Related to the criterion of profit is the criterion of career. If one possible truth leads a scholar or analyst into a
more clearly defined career path – in economics the opportunity to do policy analysis and consultancy work is important
– then that 'orthodox' truth is selected over alternative 'heterodox' truths, regardless of how well the competing
truths explain or predict real-world events.
In economics, it's the wealthiest five percent (or thereabouts) who are the principal buyers of economic truth.
According to the neoclassical paradigm, a rise in the money supply will reduce interest rates, and lower interest rates
are widely seen to be growth-promoting. However, because low interest rates are not generally favoured by the principal
buyers of economic truth, a feedback theory of inflation expectations was developed (and bought). This theory tells us
that induced changes in the demand for money will mean that an increased money supply leads to inflation expectations
and therefore higher (rather than lower) interest rates, and may therefore be growth-inhibiting. Thus, the buyers of
economic truth tend to favour restrictive monetary policies.
On another matter, a more obvious feedback mechanism is not bought by the most influential buyers in the marketplace for
truth. If wages are reduced in a period of high unemployment, the feedback effect is a reduction in the purchases of
goods and services, and even higher unemployment. (We see this clearly in southern Europe at present.) However, those
whose purchases of ideas determine which ideas should be regarded as true believe in lower wages (lower costs to their
businesses) as well as higher interest rates (higher 'investment' income to them).

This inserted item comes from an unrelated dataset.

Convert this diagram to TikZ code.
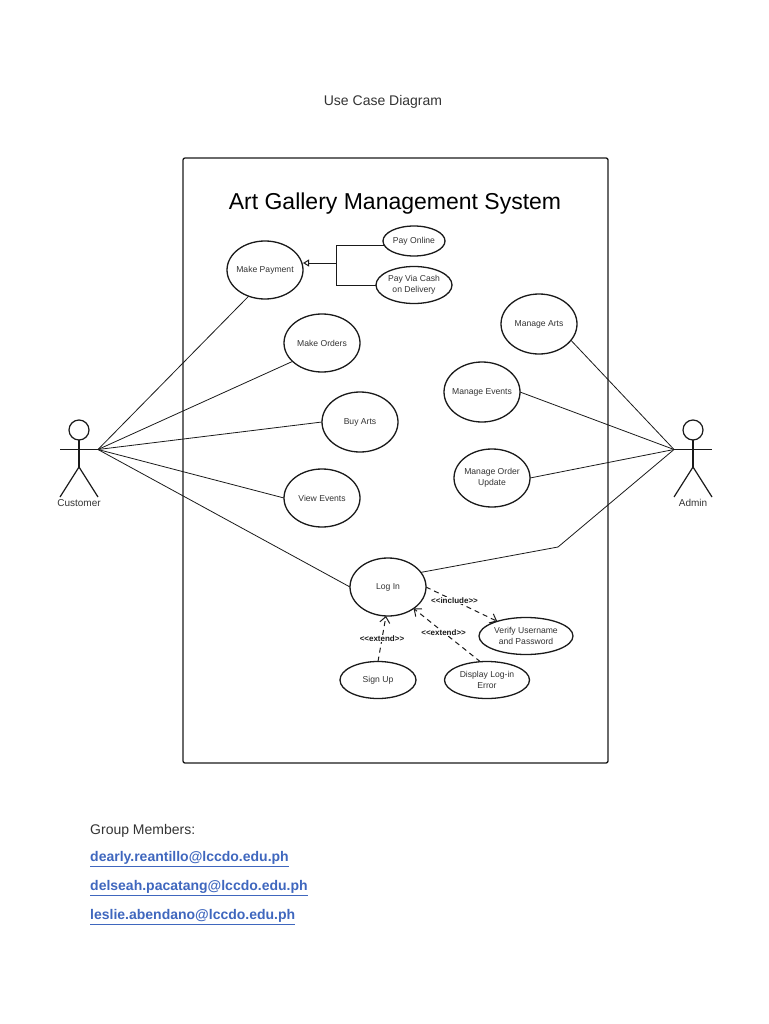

So one mechanism which 'supply' conditions induce 'demand' changes is rejected (relating to wages), while another
(relating to money) is accepted. This selection process takes place not only on the basis of factual evidence, but also
in accordance with the preferences of our most influential buyers of truths.
Scholars are miners – suppliers – of truths. But they supply truths to the market. Thus they mine some seams very
intensively, while neglecting other seams; choosing which seams to mine in accordance with Darwin's principle of
selection. Thus scholars will tend to favour the seams that yield the greatest career rewards, which tend to be the
seams least threatening to the purchasers of truths. It is the role of intellectuals, most of whom are also practising
scholars, to shine some light on those less-mined truths; truths that may be inconvenient for some.